## WHAT IS BEING ASKED
Pull out all lines from the listing below in which the word "React" appears.

## INPUT
_ _ _ _ _

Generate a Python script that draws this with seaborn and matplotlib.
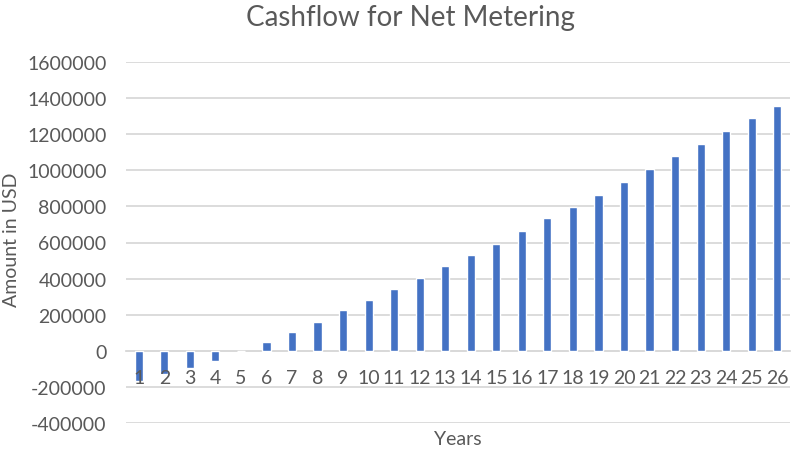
import numpy as np
import pandas as pd
import seaborn as sns
import matplotlib.pyplot as plt

# values
years = list(range(1, 27))
cashflow = [-165000, -130000, -94000, -56000, 0, 49000, 104000, 161000, 224000, 281000,
            343000, 406000, 468000, 532000, 594000, 665000, 733000, 796000, 865000, 937000,
            1005000, 1078000, 1148000, 1218000, 1289000, 1359000]
y_ticks = [-400000, -200000, 0, 200000, 400000, 600000, 800000, 1000000, 1200000, 1400000, 1600000]

df = pd.DataFrame({'Years': years, 'Amount': cashflow})

sns.set_style('white')
plt.rcParams['font.family'] = ['Lato', 'DejaVu Sans']
text_color = '#595959'

fig = plt.figure(figsize=(7.92, 4.52), dpi=100)
ax = fig.add_axes([126 / 792, (452 - 424) / 452, (790 - 126) / 792, (424 - 63) / 452])

sns.barplot(data=df, x='Years', y='Amount', color='#4472C4', width=0.32,
            saturation=1, ax=ax, zorder=3)

ax.set_ylim(-400000, 1600000)
ax.set_xlim(-0.5, 25.5)
ax.set_yticks(y_ticks)
ax.set_yticklabels([str(v) for v in y_ticks])
ax.yaxis.grid(True, color='#D9D9D9', linewidth=1.3)
ax.set_axisbelow(True)
# year labels sit on top of the negative bars, like in the original
ax.xaxis.set_zorder(5)

for side in ['top', 'right', 'left']:
    ax.spines[side].set_visible(False)
ax.spines['bottom'].set_position(('data', 0))
ax.spines['bottom'].set_color('#D9D9D9')
ax.spines['bottom'].set_linewidth(1.3)
ax.spines['bottom'].set_zorder(1)

ax.tick_params(axis='both', length=0, labelsize=14, labelcolor=text_color)
ax.tick_params(axis='x', pad=13)
ax.tick_params(axis='y', pad=14)

ax.set_xlabel('')
ax.set_ylabel('')
fig.text(458 / 792, 1 - 440 / 452, 'Years', ha='center', va='center', fontsize=14, color=text_color)
fig.text(12 / 792, 1 - 240 / 452, 'Amount in USD', ha='center', va='center', rotation=90,
         fontsize=14, color=text_color)
fig.text(410 / 792, 1 - 18 / 452, 'Cashflow for Net Metering', ha='center', va='center',
         fontsize=20, color=text_color)

plt.savefig('out.png', dpi=100)
plt.close()
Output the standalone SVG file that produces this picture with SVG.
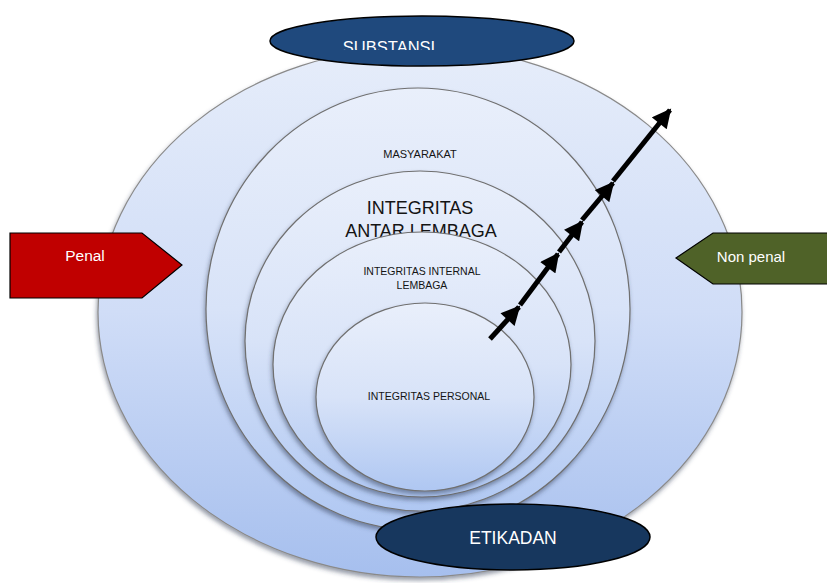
<svg xmlns="http://www.w3.org/2000/svg" width="827" height="583" viewBox="0 0 827 583">
  <style>
    .ring { stroke: #6f6f6f; stroke-width: 1.2; }
    .lbl { font-family: "Liberation Sans", Arial, sans-serif; fill: #141414; text-anchor: middle; }
    .wht { font-family: "Liberation Sans", Arial, sans-serif; fill: #ffffff; text-anchor: middle; }
    .step { stroke: #000; stroke-width: 5; fill: none; marker-end: url(#head); }
  </style>
  <defs>
    <linearGradient id="gOuter" x1="0" y1="0" x2="0" y2="1">
      <stop offset="0" stop-color="#E6EDFA"/>
      <stop offset="0.5" stop-color="#D0DDF7"/>
      <stop offset="1" stop-color="#A6BFEE"/>
    </linearGradient>
    <linearGradient id="gInner" x1="0" y1="0" x2="0" y2="1">
      <stop offset="0" stop-color="#E9EFFB"/>
      <stop offset="0.5" stop-color="#D8E3F8"/>
      <stop offset="1" stop-color="#AFC7F2"/>
    </linearGradient>
    <filter id="shade" x="-10%" y="-10%" width="120%" height="125%">
      <feDropShadow dx="-1" dy="3" stdDeviation="2" flood-color="#2e3b55" flood-opacity="0.5"/>
    </filter>
    <marker id="head" viewBox="0 0 10 10" refX="9" refY="5" markerWidth="4" markerHeight="3.8" orient="auto" markerUnits="strokeWidth">
      <path d="M0,0 L10,5 L0,10 Z" fill="#000"/>
    </marker>
    <clipPath id="clipTop">
      <rect x="300" y="20" width="250" height="30"/>
    </clipPath>
  </defs>

  <!-- outer field -->
  <g id="outer">
    <ellipse cx="420" cy="312" rx="322" ry="265" fill="url(#gOuter)" stroke="#8a8a8a" stroke-width="1.2" filter="url(#shade)"/>
  </g>

  <g id="substansi">
    <ellipse cx="422" cy="41" rx="152" ry="25" fill="#1F497D" stroke="#000" stroke-width="1.5"/>
    <text class="wht" x="389" y="53" font-size="16.5" clip-path="url(#clipTop)">SUBSTANSI</text>
  </g>

  <!-- nested rings -->
  <g id="masyarakat">
    <ellipse class="ring" cx="418" cy="309" rx="212" ry="221" fill="url(#gInner)" filter="url(#shade)"/>
    <text class="lbl" x="420" y="158" font-size="11">MASYARAKAT</text>
  </g>

  <g id="antar-lembaga">
    <ellipse class="ring" cx="420" cy="341" rx="175" ry="170" fill="url(#gInner)" filter="url(#shade)"/>
    <text class="lbl" x="420" y="214" font-size="18">INTEGRITAS</text>
    <text class="lbl" x="421" y="237" font-size="18">ANTAR LEMBAGA</text>
  </g>

  <g id="internal-lembaga">
    <ellipse class="ring" cx="422" cy="364.5" rx="149" ry="132.5" fill="url(#gInner)" filter="url(#shade)"/>
    <text class="lbl" x="422" y="275" font-size="10.5">INTEGRITAS INTERNAL</text>
    <text class="lbl" x="422" y="289" font-size="10.5">LEMBAGA</text>
  </g>

  <g id="personal">
    <ellipse class="ring" cx="425" cy="397" rx="109" ry="94" fill="url(#gInner)" filter="url(#shade)"/>
    <text class="lbl" x="429" y="400" font-size="10.5">INTEGRITAS PERSONAL</text>
  </g>

  <!-- side pointers -->
  <g id="penal">
    <polygon points="10,233 142,233 182,265 142,298 10,298" fill="#C00000" stroke="#000" stroke-width="1.2"/>
    <text class="wht" x="85" y="261" font-size="15.5">Penal</text>
  </g>

  <g id="non-penal">
    <polygon points="676,258 713,233 830,233 830,284 713,284" fill="#4F6228" stroke="#000" stroke-width="1.2"/>
    <text class="wht" x="751" y="262" font-size="15">Non penal</text>
  </g>

  <g id="etikadan">
    <ellipse cx="513" cy="537" rx="137" ry="33" fill="#17375E" stroke="#000" stroke-width="1.5"/>
    <text class="wht" x="513" y="544" font-size="17.5">ETIKADAN</text>
  </g>

  <!-- outward chain of arrows -->
  <g id="connectors">
    <line class="step" x1="490" y1="339" x2="519" y2="307"/>
    <line class="step" x1="520" y1="305" x2="558" y2="254"/>
    <line class="step" x1="559" y1="252" x2="582" y2="222"/>
    <line class="step" x1="582" y1="220" x2="613" y2="183"/>
    <line class="step" x1="613" y1="181" x2="670" y2="110"/>
  </g>
</svg>
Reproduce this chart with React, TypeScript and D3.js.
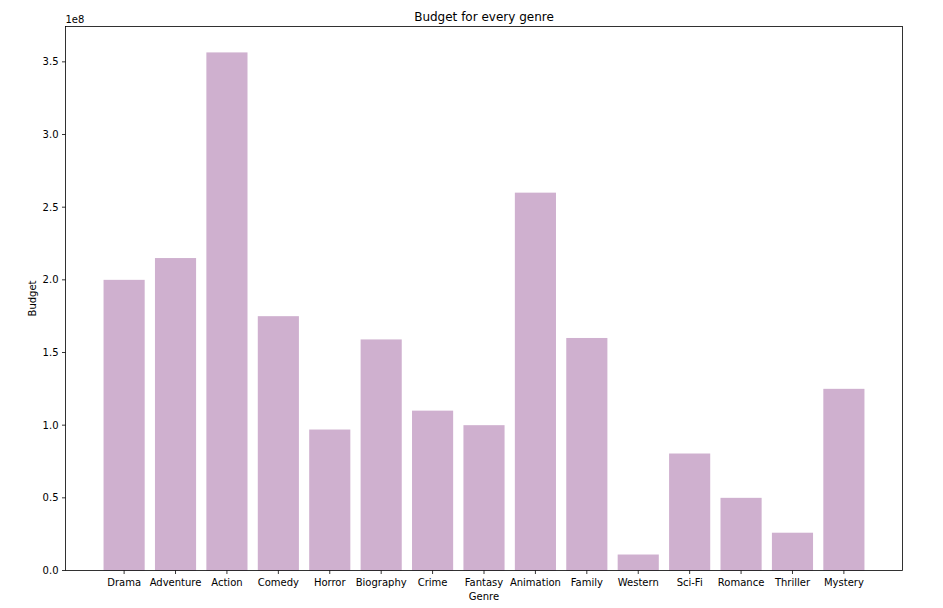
import React from "react";
import * as d3 from "d3";

const genres = ["Drama", "Adventure", "Action", "Comedy", "Horror", "Biography", "Crime", "Fantasy", "Animation", "Family", "Western", "Sci-Fi", "Romance", "Thriller", "Mystery"];
const budgets = [2.0e8, 2.15e8, 3.565e8, 1.75e8, 0.97e8, 1.59e8, 1.1e8, 1.0e8, 2.6e8, 1.6e8, 0.11e8, 0.805e8, 0.5e8, 0.26e8, 1.25e8];
const yTicks = [0, 0.5e8, 1.0e8, 1.5e8, 2.0e8, 2.5e8, 3.0e8, 3.5e8];
const yTickLabels = ["0.0", "0.5", "1.0", "1.5", "2.0", "2.5", "3.0", "3.5"];

const W = 943, H = 608;
const L = 65.5, R = 902.5, T = 26.5, B = 570.5;
const FONT = "DejaVu Sans, sans-serif";
const BAR = "#cfb0cf";

export default function App() {
  const n = genres.length;
  const xmin = -0.4, xmax = n - 1 + 0.4;
  const xm = (xmax - xmin) * 0.05;
  const x = d3.scaleLinear().domain([xmin - xm, xmax + xm]).range([L, R]);
  const ymaxData = d3.max(budgets) as number;
  const y = d3.scaleLinear().domain([0, ymaxData * 1.05]).range([B, T]);
  const bw = x(0.4) - x(-0.4);

  return (
    <svg width={W} height={H} style={{ position: "absolute", left: 0, top: 0, background: "#fff" }} fontFamily={FONT}>
      <rect x={0} y={0} width={W} height={H} fill="#fff" />
      {budgets.map((v, i) => (
        <rect key={i} x={x(i) - bw / 2} y={y(v)} width={bw} height={y(0) - y(v)} fill={BAR} />
      ))}
      <rect x={L} y={T} width={R - L} height={B - T} fill="none" stroke="#000" strokeWidth={0.8} />
      {genres.map((g, i) => (
        <g key={g}>
          <line x1={x(i)} x2={x(i)} y1={B} y2={B + 3.5} stroke="#000" strokeWidth={0.8} />
          <text x={x(i)} y={B + 15.5} fontSize={10} textAnchor="middle" fill="#000">{g}</text>
        </g>
      ))}
      {yTicks.map((t, i) => (
        <g key={t}>
          <line x1={L - 3.5} x2={L} y1={y(t)} y2={y(t)} stroke="#000" strokeWidth={0.8} />
          <text x={L - 7} y={y(t) + 3.6} fontSize={10} textAnchor="end" fill="#000">{yTickLabels[i]}</text>
        </g>
      ))}
      <text x={L} y={T - 4} fontSize={10} fill="#000">1e8</text>
      <text x={(L + R) / 2} y={21} fontSize={12} textAnchor="middle" fill="#000">Budget for every genre</text>
      <text x={(L + R) / 2} y={600} fontSize={10} textAnchor="middle" fill="#000">Genre</text>
      <text transform={`translate(36, ${(T + B) / 2}) rotate(-90)`} fontSize={10} textAnchor="middle" fill="#000">Budget</text>
    </svg>
  );
}
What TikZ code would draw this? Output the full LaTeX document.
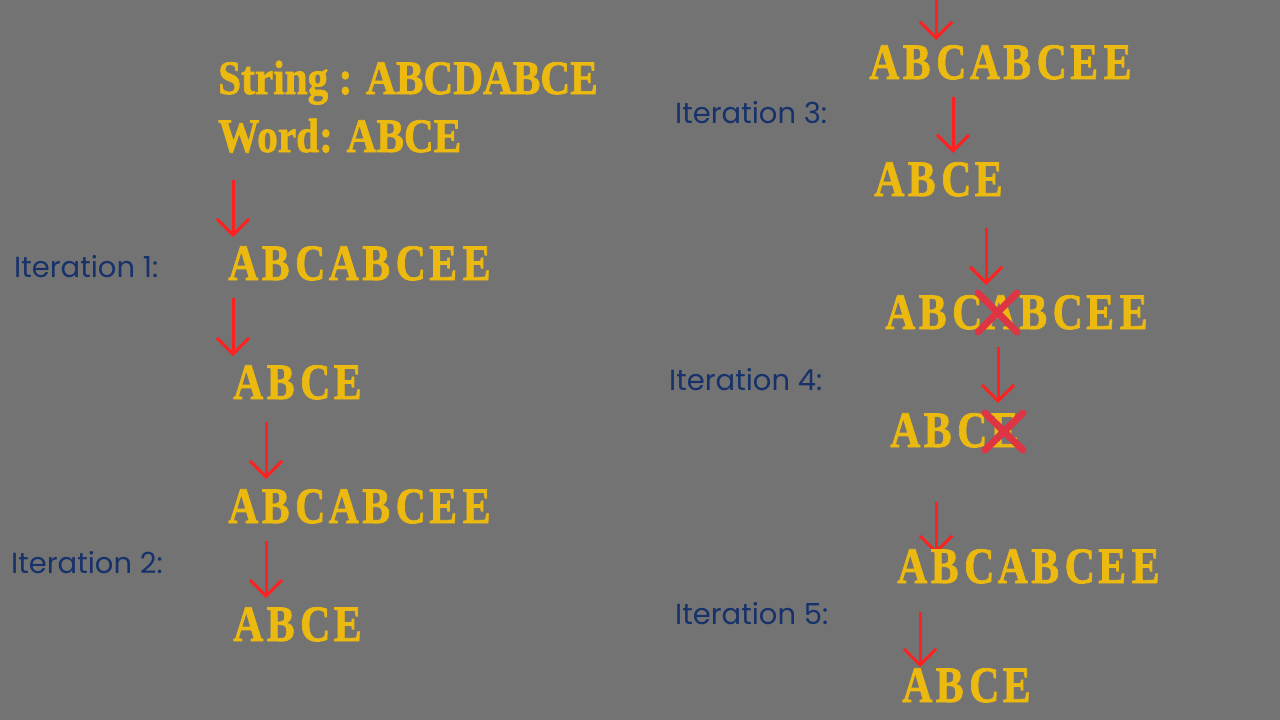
\documentclass[tikz,border=0pt]{standalone}
\usepackage{fontspec}
\usetikzlibrary{arrows.meta}
\newfontfamily\serifb{Liberation Serif}[BoldFeatures={FakeBold=1.6}]
\newfontfamily\labfont{Poppins}
\definecolor{bg}{HTML}{737373}
\definecolor{gold}{HTML}{EBB910}
\definecolor{navy}{HTML}{17326A}
\definecolor{arrred}{HTML}{FF2020}
\definecolor{xred}{HTML}{DE3545}
\newcommand\lt[1]{\makebox[33.5pt][l]{\scalebox{0.82}[1]{#1}}}
\newcommand\longrow{\lt A\lt B\lt C\lt A\lt B\lt C\lt E\lt E}
\newcommand\shortrow{\lt A\lt B\lt C\lt E}
\begin{document}
\begin{tikzpicture}[x=1pt,y=-1pt,
  row/.style={anchor=base west, inner sep=0pt, text=gold, font=\serifb\bfseries\fontsize{51}{60}\selectfont},
  titletext/.style={anchor=base west, inner sep=0pt, text=gold, font=\serifb\bfseries\fontsize{48}{56}\selectfont},
  lab/.style={anchor=base west, inner sep=0pt, text=navy, font=\labfont\fontsize{29}{33}\selectfont},
  arr/.style={draw=arrred, line width=3pt, -{Straight Barb[length=16pt,width=32pt]}},
  crossline/.style={draw=xred, line width=7pt, line cap=round}]
\useasboundingbox (0,0) rectangle (1280,720);
\fill[bg] (0,0) rectangle (1280,720);

% arrows
\coordinate (a1s) at (233,180); \coordinate (a1e) at (233,237);
\coordinate (a2s) at (233,298); \coordinate (a2e) at (233,356);
\coordinate (a3s) at (266,422); \coordinate (a3e) at (266,479);
\coordinate (a4s) at (266,541); \coordinate (a4e) at (266,598);
\coordinate (a5s) at (936,-4);  \coordinate (a5e) at (936,40);
\coordinate (a6s) at (953,97);  \coordinate (a6e) at (953,153);
\coordinate (a7s) at (986,228); \coordinate (a7e) at (986,285);
\coordinate (a8s) at (998,347); \coordinate (a8e) at (998,403);
\coordinate (a9s) at (936,502); \coordinate (a9e) at (936,554);
\coordinate (a10s) at (920,612); \coordinate (a10e) at (920,667);
\foreach \i in {1,...,10} {\draw[arr] (a\i s) -- (a\i e);}

% title
\node[titletext] (t1) at (218,94) {\scalebox{0.86}[1]{String : ABCDABCE}};
\node[titletext] (t2) at (218,152) {\scalebox{0.86}[1]{Word: ABCE}};

% rows
\node[row] (r1) at (228,280) {\longrow};
\node[row] (r2) at (233,399) {\shortrow};
\node[row] (r3) at (228,523) {\longrow};
\node[row] (r4) at (233,641) {\shortrow};
\node[row] (r5) at (869,79) {\longrow};
\node[row] (r6) at (874,196) {\shortrow};
\node[row] (r7) at (885,329) {\longrow};
\node[row] (r8) at (890,447) {\shortrow};
\node[row] (r9) at (897,583) {\longrow};
\node[row] (r10) at (902,702) {\shortrow};

% labels
\node[lab] (l1) at (14,277) {Iteration 1:};
\node[lab] (l2) at (11,573) {Iteration 2:};
\node[lab] (l3) at (675,123) {Iteration 3:};
\node[lab] (l4) at (669,390) {Iteration 4:};
\node[lab] (l5) at (675,624) {Iteration 5:};

% crosses
\coordinate (x1a) at (978,293); \coordinate (x1b) at (1017,332);
\coordinate (x1c) at (1017,293); \coordinate (x1d) at (978,332);
\coordinate (x2a) at (985,413); \coordinate (x2b) at (1023,450);
\coordinate (x2c) at (1023,413); \coordinate (x2d) at (985,450);
\draw[crossline] (x1a) -- (x1b) (x1c) -- (x1d);
\draw[crossline] (x2a) -- (x2b) (x2c) -- (x2d);
\end{tikzpicture}
\end{document}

_ _ _ _ _

## FULL SOLUTION
Reproduce this chart with React, TypeScript and D3.js.
import React from "react";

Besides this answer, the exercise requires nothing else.